Now, we solve for $$t_2$$.

$$t_2 = \frac{\pi}{2} \cdot \frac{T}{2\pi}$$

$$t_2 = \frac{T}{4}$$

**step3 Calculate the time difference**

The time it takes for the oscillator to go from $$x=A$$ (at time $$t_1$$) to $$x=0$$ (at time $$t_2$$) is the difference between these two times.

$$\text{Time taken} = t_2 - t_1$$

Substitute the values of $$t_1$$ and $$t_2$$ that we found.
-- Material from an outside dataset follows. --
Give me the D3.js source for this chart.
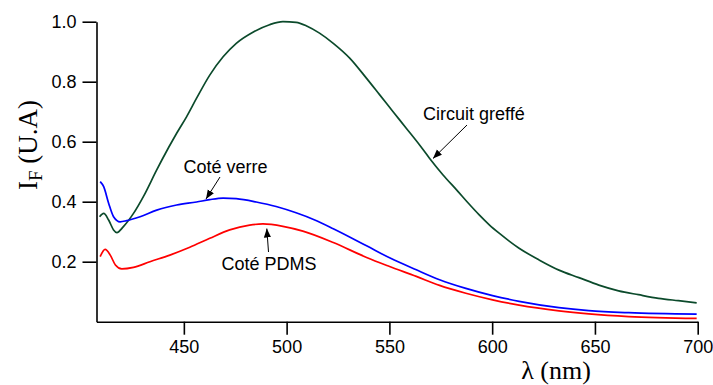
<!DOCTYPE html>
<html>
<head>
<meta charset="utf-8">
<script src="https://cdn.jsdelivr.net/npm/d3@7"></script>
<style>
  html, body { margin: 0; padding: 0; background: #fff; }
  svg { display: block; }
  .tick text { font-family: "Liberation Sans", Arial, sans-serif; font-size: 18px; fill: #000; }
</style>
</head>
<body>
<svg id="chart" width="713" height="385"></svg>
<script>
// ---- Data ----
const greenLambda = [409, 411, 413.4, 415.8, 417.4, 420.6, 425.5, 430.3, 436.8, 439.3, 446.5, 451.3, 456.2, 462.6, 469.1, 475.5, 483.6, 491.7, 498.2, 504.6, 510, 516, 522.7, 530.8, 538.9, 545.3, 551.8, 558.2, 564.7, 569.5, 576, 583, 588, 593.7, 598.6, 603.4, 613.1, 622.8, 632.5, 642.2, 651.9, 661.5, 671.2, 680.9, 690.6, 699.5];
const greenValues = [0.35, 0.361, 0.339, 0.306, 0.297, 0.317, 0.361, 0.417, 0.506, 0.539, 0.628, 0.683, 0.745, 0.822, 0.883, 0.928, 0.965, 0.99, 1.0, 0.998, 0.985, 0.962, 0.928, 0.878, 0.811, 0.756, 0.70, 0.645, 0.589, 0.545, 0.49, 0.437, 0.398, 0.356, 0.323, 0.295, 0.245, 0.206, 0.172, 0.147, 0.122, 0.103, 0.09, 0.078, 0.07, 0.063];

const blueLambda = [409.3, 411, 413.4, 415.8, 419, 422.2, 428.7, 436.8, 446.5, 456.2, 462.6, 469.1, 475.5, 485.2, 494.9, 504.6, 513.4, 522.7, 538.9, 550.1, 563.1, 574.4, 587.2, 600.2, 613.1, 632.5, 647, 666.4, 699.5];
const blueValues = [0.467, 0.45, 0.395, 0.35, 0.333, 0.337, 0.35, 0.372, 0.389, 0.399, 0.407, 0.412, 0.41, 0.399, 0.384, 0.363, 0.34, 0.31, 0.253, 0.213, 0.173, 0.14, 0.111, 0.087, 0.068, 0.047, 0.037, 0.03, 0.025];

const redLambda = [409.3, 411.7, 414.2, 416.7, 419.8, 425.5, 433.5, 443.2, 452.9, 462.6, 472.3, 482, 488.5, 498.2, 507.9, 522.7, 538.9, 550.1, 563.1, 574.4, 587.2, 600.2, 613.1, 632.5, 647, 666.4, 699.5];
const redValues = [0.217, 0.241, 0.222, 0.189, 0.176, 0.181, 0.2, 0.222, 0.248, 0.278, 0.306, 0.322, 0.326, 0.318, 0.302, 0.264, 0.214, 0.184, 0.151, 0.121, 0.095, 0.073, 0.055, 0.036, 0.026, 0.017, 0.011];

const xTicks = [450, 500, 550, 600, 650, 700];
const yTicks = [0.2, 0.4, 0.6, 0.8, 1.0];

const seriesNames = ["Circuit greffé", "Coté verre", "Coté PDMS"];
const seriesColors = ["#0b4a2b", "#0000ff", "#ff0000"];

// ---- Drawing ----
const svg = d3.select("#chart");
const x = d3.scaleLinear().domain([407.5, 700]).range([96.5, 697.7]);
const y = d3.scaleLinear().domain([0, 1.0]).range([321.7, 21.7]);

const xAxis = d3.axisBottom(x).tickValues(xTicks).tickFormat(d3.format("d")).tickSize(13).tickSizeOuter(0).tickPadding(6);
const yAxis = d3.axisLeft(y).tickValues(yTicks).tickFormat(d3.format(".1f")).tickSize(14).tickSizeOuter(0).tickPadding(6);

const gx = svg.append("g").attr("transform", `translate(0,${y(0)})`).call(xAxis);
const gy = svg.append("g").attr("transform", `translate(${x(407.5)},0)`).call(yAxis);
[gx, gy].forEach(g => {
  g.select(".domain").attr("stroke", "#000").attr("stroke-width", 1.6);
  g.selectAll(".tick line").attr("stroke", "#000").attr("stroke-width", 1.6);
});
gx.selectAll(".tick text").attr("dy", "0.71em");

const line = d3.line().x(d => x(d[0])).y(d => y(d[1])).curve(d3.curveMonotoneX);
const series = [
  d3.zip(greenLambda, greenValues),
  d3.zip(blueLambda, blueValues),
  d3.zip(redLambda, redValues)
];
series.forEach((s, i) => {
  svg.append("path").datum(s)
    .attr("fill", "none")
    .attr("stroke", seriesColors[i])
    .attr("stroke-width", 1.7)
    .attr("stroke-linejoin", "round")
    .attr("d", line);
});

// Axis titles
svg.append("text")
  .attr("x", 556).attr("y", 379)
  .attr("text-anchor", "middle")
  .style("font-family", "'Liberation Serif', 'Times New Roman', serif")
  .style("font-size", "26px")
  .text("λ (nm)");

const yt = svg.append("text")
  .attr("transform", "translate(37,145) rotate(-90)")
  .attr("text-anchor", "middle")
  .style("font-family", "'Liberation Serif', 'Times New Roman', serif")
  .style("font-size", "27px");
yt.append("tspan").text("I");
yt.append("tspan").attr("dy", 5).style("font-size", "19px").text("F");
yt.append("tspan").attr("dy", -5).text(" (U.A)");

// Annotations
svg.append("defs").append("marker")
  .attr("id", "arrow").attr("viewBox", "0 0 10 10")
  .attr("refX", 10).attr("refY", 5)
  .attr("markerWidth", 9).attr("markerHeight", 9)
  .attr("markerUnits", "userSpaceOnUse")
  .attr("orient", "auto")
  .append("path").attr("d", "M0,1 L10,5 L0,9 Z").attr("fill", "#000");

const annotations = [
  { text: seriesNames[0], tx: 423, ty: 120, from: [467, 125], to: [433, 158.5] },
  { text: seriesNames[1], tx: 183.5, ty: 173, from: [220, 177], to: [206, 199] },
  { text: seriesNames[2], tx: 221.5, ty: 270, from: [268.5, 252], to: [266.8, 228.5] }
];
annotations.forEach(a => {
  svg.append("text")
    .attr("x", a.tx).attr("y", a.ty)
    .style("font-family", "'Liberation Sans', Arial, sans-serif")
    .style("font-size", "18px")
    .text(a.text);
  svg.append("line")
    .attr("x1", a.from[0]).attr("y1", a.from[1])
    .attr("x2", a.to[0]).attr("y2", a.to[1])
    .attr("stroke", "#000").attr("stroke-width", 1)
    .attr("marker-end", "url(#arrow)");
});
</script>
</body>
</html>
$$\text{Time taken} = \frac{T}{4} - 0$$

$$\text{Time taken} = \frac{T}{4}$$

Alternative answer

Answer: (b) T / 4 Explain
This is a question about Simple Harmonic Motion (SHM) and how it moves over time. It's like something swinging back and forth! The solving step is:

1. First, let's understand what the problem is asking. We have something that swings, and its position is given by a formula. We need to find out how long it takes to go from one special spot ($x=A$) to another special spot ($x=0$).
2. The "period" ($T$) is super important! It's the total time it takes for the swinging thing to go all the way there and all the way back to exactly where it started, doing one full cycle. Imagine a swing: pushing off, swinging forward, swinging back, and returning to your hand. That's one period!
3. The problem says it starts at $x=A$. This is like the very end of its swing on one side (its maximum push-out).
4. Then, it goes to $x=0$. This is the very middle point of its swing, where it's fastest.
5. Let's think about a full swing (one period, $T$):
* It starts at $x=A$ (max right, say).
* It swings to $x=0$ (the middle).
* It continues to $x=-A$ (max left).
* It swings back through $x=0$ (the middle again).
* It returns to $x=A$ (back to max right).
6. If you look at this path, going from $x=A$ to $x=0$ is exactly one-fourth of the entire journey! It's like going from the start of a lap to the first quarter-mark.
7. So, if the whole trip takes $T$ amount of time, then going a quarter of the way will take $T$ divided by 4.
8. That means the time it takes is $T/4$.

Alternative answer

Answer: (b) $T/4$ Explain
This is a question about simple harmonic motion, specifically understanding the period and how position changes over time . The solving step is:

Hey friend! This is a classic simple harmonic motion problem!

1. **Understand the starting point:** The problem gives us the equation $x=A \cos \left(\frac{2 \pi}{T} t\right)$. Let's see where the oscillator is at the very beginning, when time $t=0$. If we plug $t=0$ into the equation, we get $x = A \cos(0) = A \times 1 = A$. So, the oscillator starts at its maximum positive position, $x=A$.

2. **Understand the ending point:** We want to find out how long it takes to go from $x=A$ to $x=0$. So, we need to find the time $t$ when the position is $0$.

3. **Think about the whole cycle:** A full cycle (or period, $T$) of simple harmonic motion means the oscillator starts at $A$, goes to $0$, then to $-A$, back to $0$, and finally back to $A$. This whole journey takes exactly time $T$.

4. **Break it into quarters:** We can think of the full oscillation as four equal parts:
* Part 1: From $A$ to $0$
* Part 2: From $0$ to $-A$
* Part 3: From $-A$ to $0$
* Part 4: From $0$ to $A$

5. **Calculate the time for one quarter:** Since the motion is symmetric, each of these four parts takes the same amount of time. If the whole journey (all four parts) takes $T$, then one quarter of the journey takes $T$ divided by 4.
The journey from $x=A$ to $x=0$ is exactly the first part.
So, the time taken is $T/4$.

That's why option (b) is the right answer!